Мы спустились на площадку.
–Наконец-то Эл покажет класс! – воскликнул Игорь, протягивая мне ракетку.
–Нет, мне пора…
–Так рано? – Игорь поглядел на меня, потом на Кирилла.
–Я живу далеко, ещё ехать… – ответила я, жалея, что не взяла с собой лекарства, что не могу остаться и что провожает меня другой.
На прощание все обменялись электронными адресами и номерами телефонов. Кирилл молча пожал руки ребятам, и мы с ним пошли со двора. Уже на самом углу дома, замешкавшись, я почувствовала на себе чей-то взгляд, и на душе стало тепло. Можно было не оборачиваться: я и так знала, кто смотрел на меня яркими, как морозная луна, синими глазами.
***
Вспоминая прошлое, мы часто пытаемся придать своим словам, поступкам и мыслям значение, которое они, возможно, не имели в то время, но которым бы мы могли довольствоваться теперь. И всё же некоторые события так и остаются загадкой даже для нас самих. Как получилось, что я поведала Кириллу о Петербурге и о том, как было бы хорошо уехать из Москвы? Как вышло, что он и сам хотел, проводив меня, отправиться на Ленинградский вокзал? Те несколько минут, что мы шли до метро и разговаривали, сыграли свою судьбоносную роль: немного обескураженные, мы поехали к кассам и купили билеты в Питер.

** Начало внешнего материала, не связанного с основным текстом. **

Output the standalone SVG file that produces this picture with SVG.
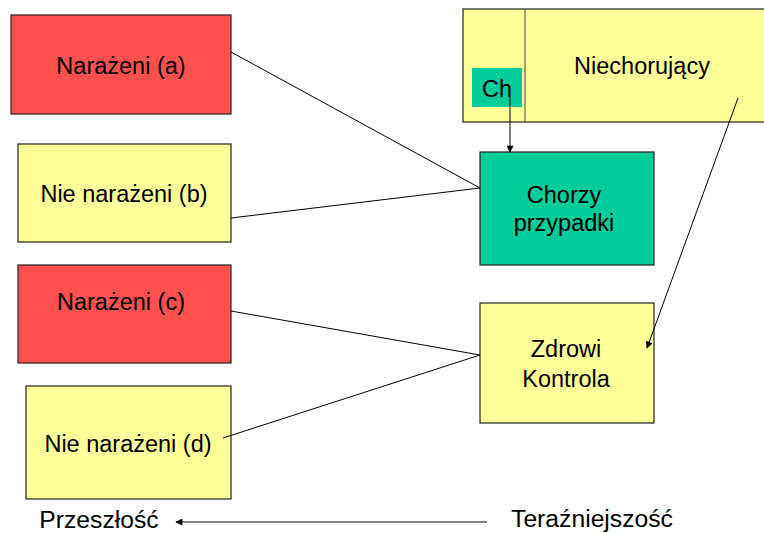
<svg xmlns="http://www.w3.org/2000/svg" width="764" height="533" viewBox="0 0 764 533">
  <style>
    text { font-family: "Liberation Sans", Arial, sans-serif; font-size: 23.5px; fill: #000; text-anchor: middle; }
    .time { font-size: 24.7px; }
    .box { stroke: #222; stroke-width: 1.2; }
    .red { fill: #FF5050; }
    .yellow { fill: #FFFF99; }
    .green { fill: #00CC99; }
    .conn { stroke: #000; stroke-width: 1; fill: none; }
  </style>
  <defs>
    <marker id="arrow" viewBox="0 0 10 10" refX="9" refY="5" markerWidth="8" markerHeight="7" markerUnits="userSpaceOnUse" orient="auto">
      <path d="M0,0 L10,5 L0,10 z" fill="#000"/>
    </marker>
  </defs>

  <g id="narazeni-a">
    <rect class="box red" x="11" y="15" width="220" height="99"/>
    <text x="121" y="74">Narażeni (a)</text>
  </g>
  <g id="nie-narazeni-b">
    <rect class="box yellow" x="18" y="144" width="213" height="98"/>
    <text x="124" y="202">Nie narażeni (b)</text>
  </g>
  <g id="narazeni-c">
    <rect class="box red" x="18" y="265" width="213" height="98"/>
    <text x="121" y="310">Narażeni (c)</text>
  </g>
  <g id="nie-narazeni-d">
    <rect class="box yellow" x="26" y="386" width="205" height="113"/>
    <text x="128" y="452">Nie narażeni (d)</text>
  </g>

  <g id="niechorujacy">
    <rect class="box yellow" x="463" y="9" width="310" height="113"/>
    <line x1="525" y1="9" x2="525" y2="122" stroke="#444" stroke-width="1"/>
    <text x="642" y="74">Niechorujący</text>
  </g>
  <g id="ch">
    <rect class="green" x="472" y="68" width="50" height="39"/>
    <text x="497" y="97">Ch</text>
  </g>

  <g id="chorzy-przypadki">
    <rect class="box green" x="480" y="152" width="174" height="113"/>
    <text x="564" y="203">Chorzy</text>
    <text x="564" y="231">przypadki</text>
  </g>
  <g id="zdrowi-kontrola">
    <rect class="box yellow" x="480" y="303" width="174" height="120"/>
    <text x="566" y="357">Zdrowi</text>
    <text x="566" y="387">Kontrola</text>
  </g>

  <g id="connectors">
    <line class="conn" x1="231" y1="52" x2="480" y2="188"/>
    <line class="conn" x1="231" y1="218" x2="480" y2="188"/>
    <line class="conn" x1="231" y1="311" x2="480" y2="355"/>
    <line class="conn" x1="223" y1="438" x2="480" y2="355"/>
    <line class="conn" x1="510" y1="97" x2="510" y2="152" marker-end="url(#arrow)"/>
    <line class="conn" x1="738" y1="98" x2="647" y2="348" marker-end="url(#arrow)"/>
    <line class="conn" x1="487" y1="522" x2="176" y2="522" marker-end="url(#arrow)"/>
  </g>

  <g id="timeline-labels">
    <text class="time" x="99" y="528">Przeszłość</text>
    <text class="time" x="592" y="527">Teraźniejszość</text>
  </g>
</svg>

Последующие несколько дней я провела в неясном волнении. Ехать или не ехать? Может, позвать кого-то ещё? Ленку? Но она в походе. Игоря? А он бы согласился? И потом, почему одного Игоря, лучше всю компанию разом… Трэм бы точно поехал, только до него не дозвониться… А может, всё-таки сдать билет, или поменять дату, или притвориться, что не могу, отговориться, что-то придумать и поехать одной? А Кирилл… Странно всё это – первому встречному выкладывать то, чего не расскажешь и близкому другу. И первый встречный, оказывается, понимает тебя гораздо лучше.

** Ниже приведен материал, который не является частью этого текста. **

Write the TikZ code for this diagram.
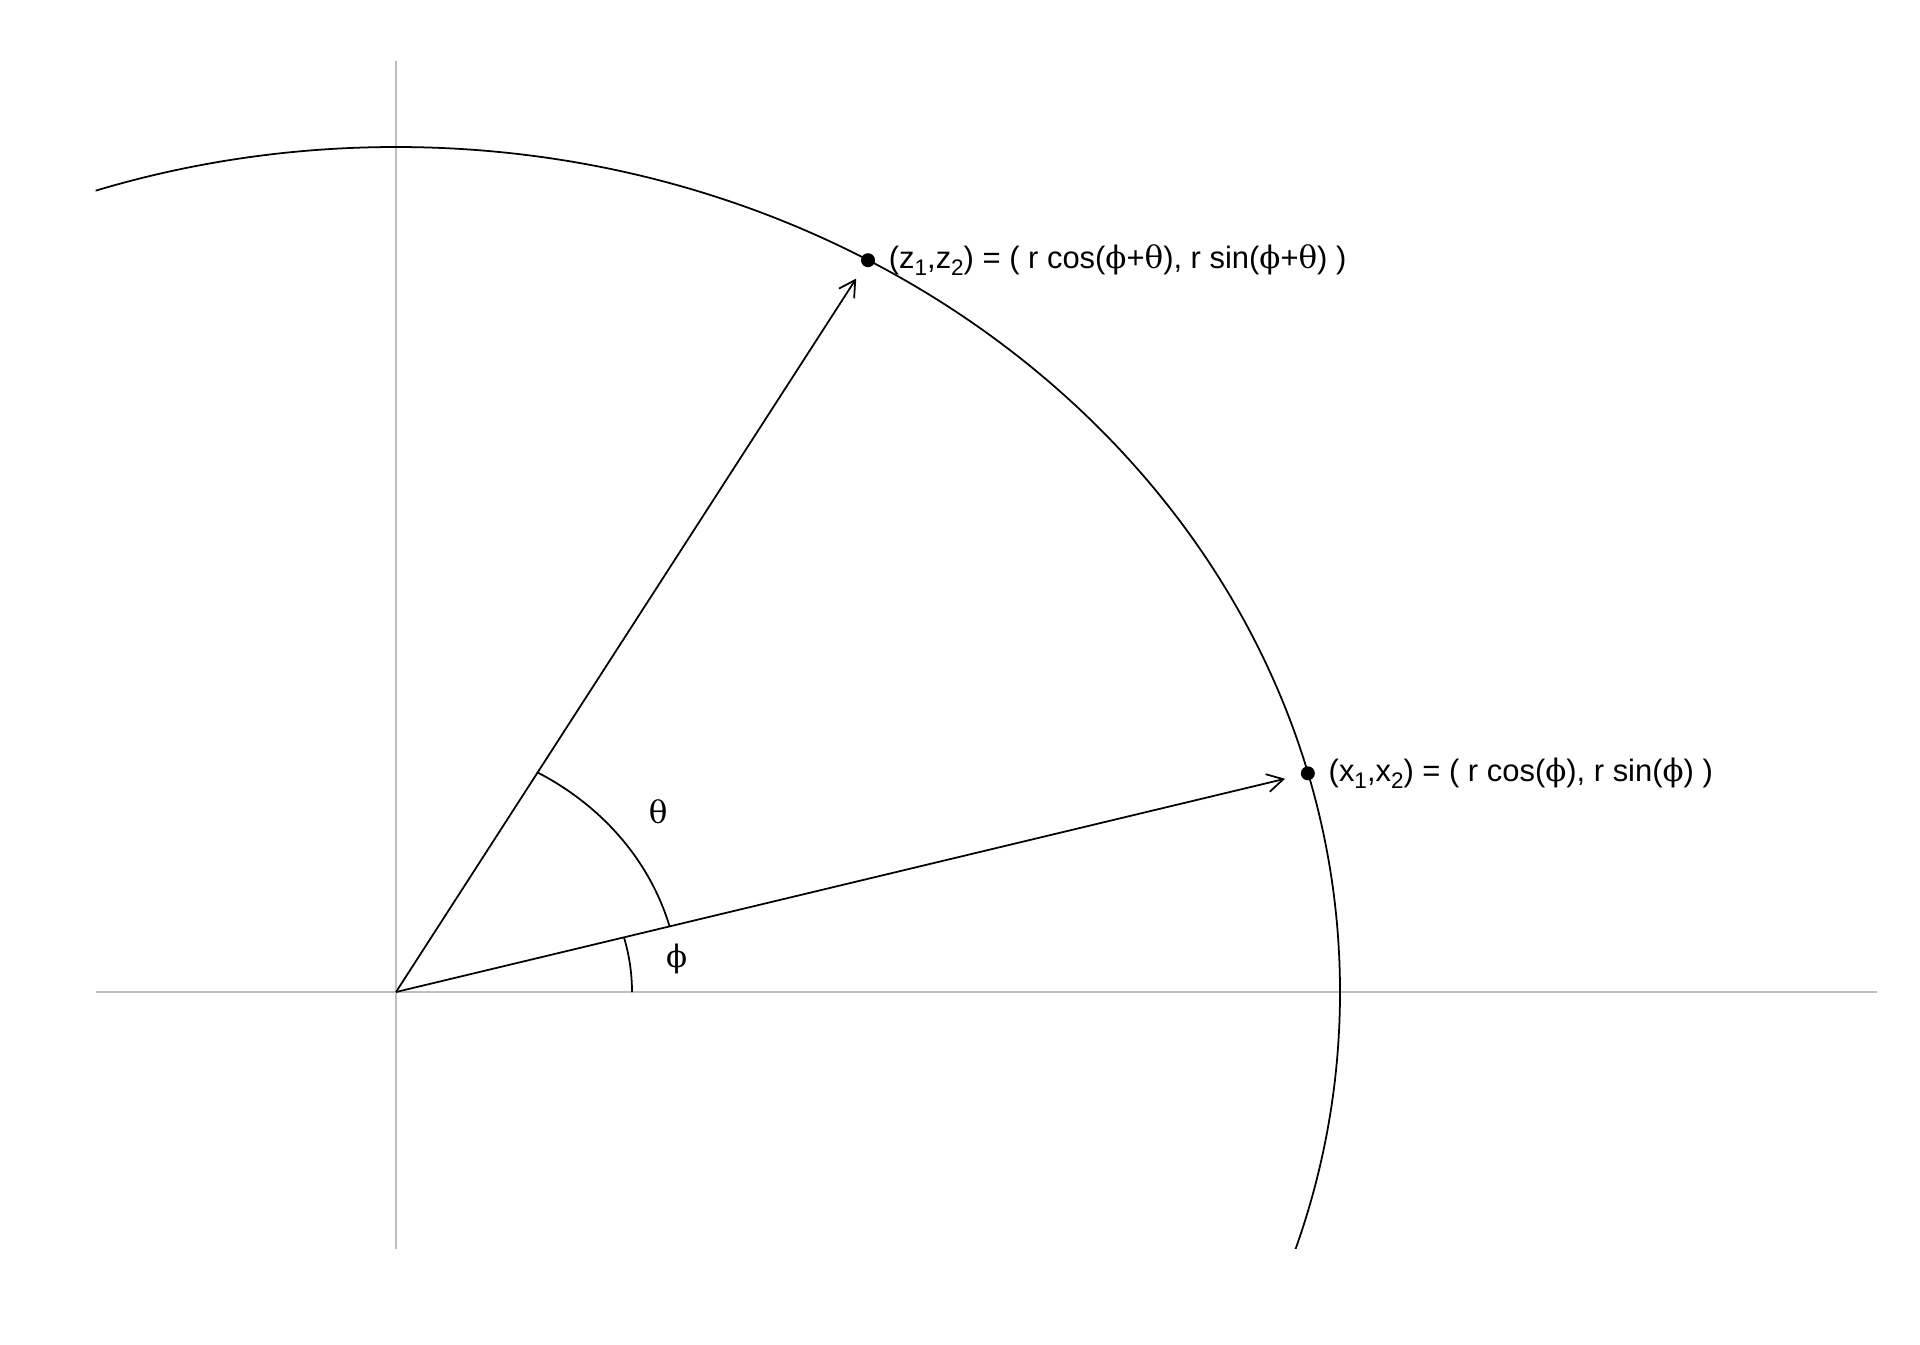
\documentclass[tikz,border=0pt]{standalone}
\usepackage{fontspec}
\setmainfont{Liberation Sans}
\newfontfamily\greek{DejaVu Serif}
\usetikzlibrary{arrows.meta}

\newcommand{\lo}[1]{\raisebox{-.45ex}{\fontsize{6.4}{7}\selectfont #1}}
\newcommand{\gph}{{\greek ϕ}}
\newcommand{\gth}{{\greek θ}}

\begin{document}
\begin{tikzpicture}[x=9.44cm,y=8.45cm,line width=.5pt,
>={Straight Barb[length=1.6mm,width=1.8mm]},
axis/.style={draw=gray!50,line width=.4pt},
dot/.style={circle,fill=black,inner sep=0pt,minimum size=1.4mm},
lab/.style={anchor=west,inner sep=0pt,xshift=2mm,font=\fontsize{8.8}{10}\selectfont},
ang/.style={inner sep=0pt,font=\fontsize{8.8}{10}\selectfont\greek}]
\useasboundingbox (-0.4195,-0.4166) rectangle (1.6144,1.1740);
\coordinate (O) at (0,0);
\coordinate (ll) at (-0.3183,-0.3041);
\coordinate (ur) at (1.5689,1.1015);
% axes
\draw[axis] (ll |- O) -- (ur |- O);
\draw[axis] (O |- ll) -- (O |- ur);
% circle, cut to the plot region
\begin{scope}
\clip (ll) rectangle (ur);
\draw (O) circle (1);
\end{scope}
\node (x) at (15:1) [dot] {};
\node (z) at (60:1) [dot] {};
\node (xl) at (x.center) [lab] {(x\lo{1},x\lo{2}) = ( r cos(\gph), r sin(\gph) )};
\node (zl) at (z.center) [lab] {(z\lo{1},z\lo{2}) = ( r cos(\gph+\gth), r sin(\gph+\gth) )};
\coordinate (xtip) at (15:0.975);
\coordinate (ztip) at (60:0.975);
\draw[->] (O) -- (xtip);
\draw[->] (O) -- (ztip);
% angles
\draw (0:0.25) arc[start angle=0,end angle=15,radius=0.25];
\draw (15:0.3) arc[start angle=15,end angle=60,radius=0.3];
\node (ph) at (7.5:0.3) [ang] {ϕ};
\node (th) at (37.5:0.35) [ang] {θ};
\end{tikzpicture}
\end{document}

Я волновалась, но где-то в глубине души знала: поеду. Не могу не поехать. Именно сейчас. Именно в Питер. И не с Трэмом, не с Игорем (да и с какой бы стати?), а именно с ним, с этим почти незнакомым человеком, который будто невзначай появился в душном московском дворике, чтобы прочесть мои мысли, смешать их со своими и разделить пополам. Я чувствовала, что всё правильно, что по-другому и быть не могло, словно это событие было давно предначертано, и мне оставалось, даже помимо своей воли, только плыть по течению.